At Wellesley College in 1969, Hillary Rodham, now Hillary Rodham
Clinton, submitted her thesis about Saul Alinsky, a notorious community
organizer.
Hillary has been criticized in right-wing circles for doing this. At
the Republican National Convention in 2016, neurosurgeon Ben Carson
referred to a time when Alinsky praised Lucifer, the rebelling archangel
who became Satan. This was part of Carson’s critique of Hillary
Clinton. In an online discussion, a right-winger was calling Hillary
Clinton a devil worshiper on account of her support for Alinsky. Not
every conservative critic of Hillary Clinton would go that far. Still,
there are a number of conservatives who believe that Hillary supported
Alinsky as a college student, and that this shows that she has radical,
perhaps even Marxist, leanings.
Conversely, there are some on the Left who lament that Hillary has
abandoned her earlier Alinsky leanings.

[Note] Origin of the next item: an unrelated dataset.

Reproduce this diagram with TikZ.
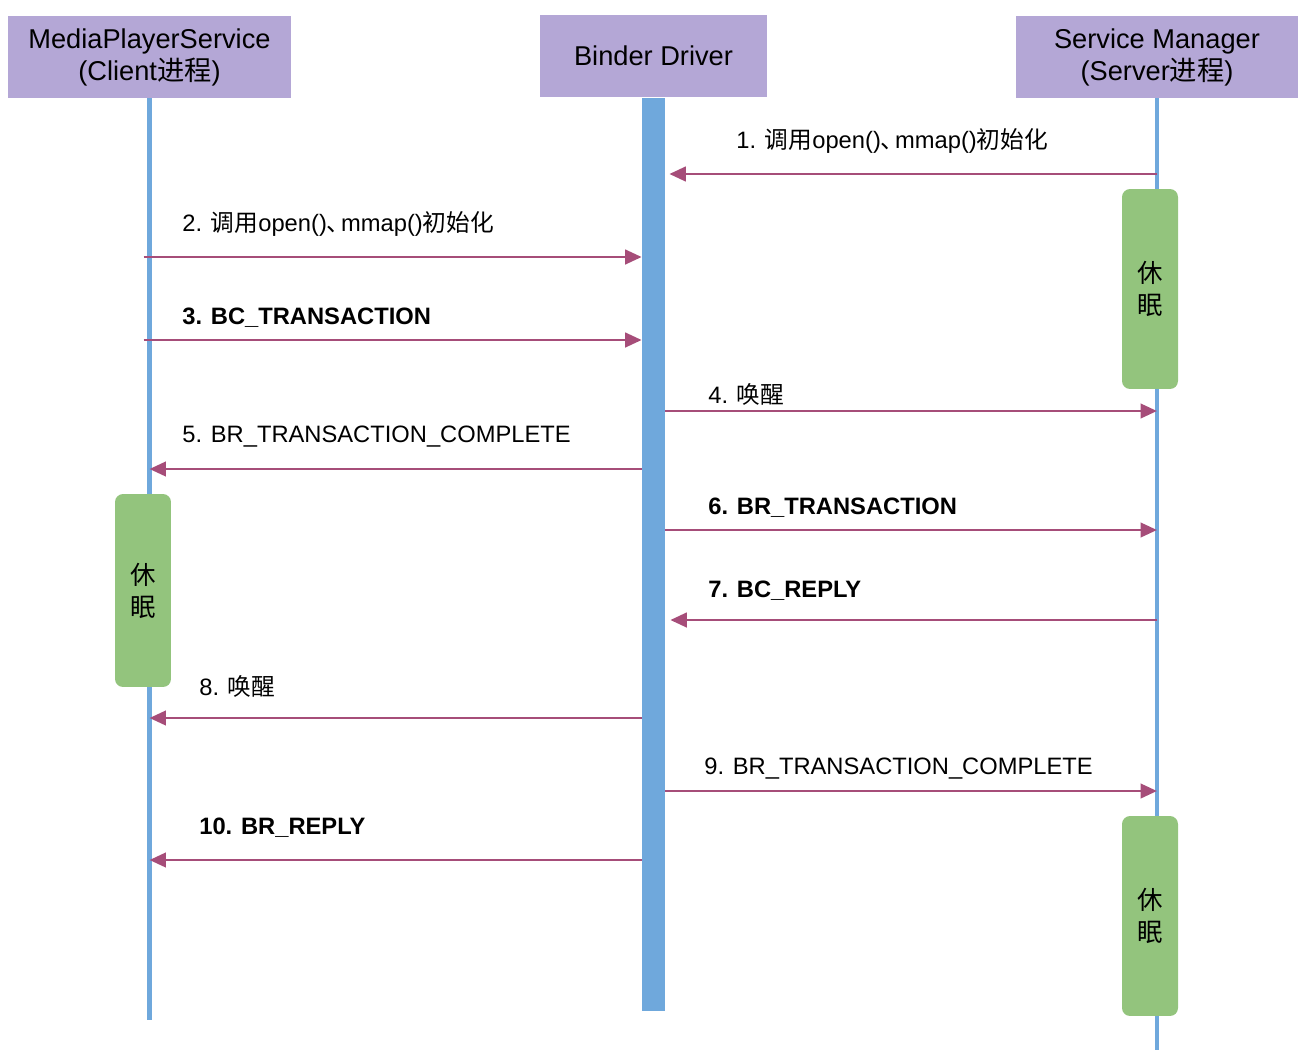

Now, she is part of the
establishment, they claim, and she has sided with some of the powerful
interests that Alinsky challenged.
I decided to read Hillary Clinton’s thesis after someone posted a quote from a September 5, 2007 New York Times article.
The article states regarding Hillary’s thesis: “Ms. Rodham endorsed Mr.
Alinsky’s central critique of government antipoverty programs — that
they tended to be too top-down and removed from the wishes of
individuals. But the student leader split with Mr. Alinsky over a
central point. He vowed to ‘rub raw the sores of discontent’ and compel
action through agitation. This, she believed, ran counter to the notion
of change within the system.”
This caught my attention and intrigued me for two reasons. First of
all, the article was saying that Hillary Clinton agreed with Alinsky in
some areas, while disagreeing with Alinsky in other areas. As far as
this article was concerned, contrary to what critics on the right and
the left may think, Hillary was not one-hundred percent supportive of
Alinsky’s agenda. She was more centrist than the radical Alinsky, in
short.
Second, the article mentioned Alinsky’s critique of government
anti-poverty programs, along with Hillary’s support for Alinsky’s
stance. Ordinarily, one would think that it is the right-wing that
would criticize federal anti-poverty programs. And, indeed,
conservatives have employed a similar argument to that supposedly
advanced by Alinsky: that government anti-poverty programs are
administered from the top-down and ignore local concerns. For a number
of conservatives, problems such as poverty are best handled closest to
the people involved, at the local level, rather than from a distant,
inflexible bureaucracy in Washington, D.C. Did Alinsky, and in turn
Hillary, overlap somewhat with conservatives on this? The times that
conservatism and liberalism overlap and intersect are an interest of
mine!
I read the thesis, and I arrived at my own conclusions. In this post,
I will first talk about Hillary’s discussion of Alinsky’s stance
towards government anti-poverty programs. Then, I will engage the
question of the extent to which Hillary was in agreement with Alinsky.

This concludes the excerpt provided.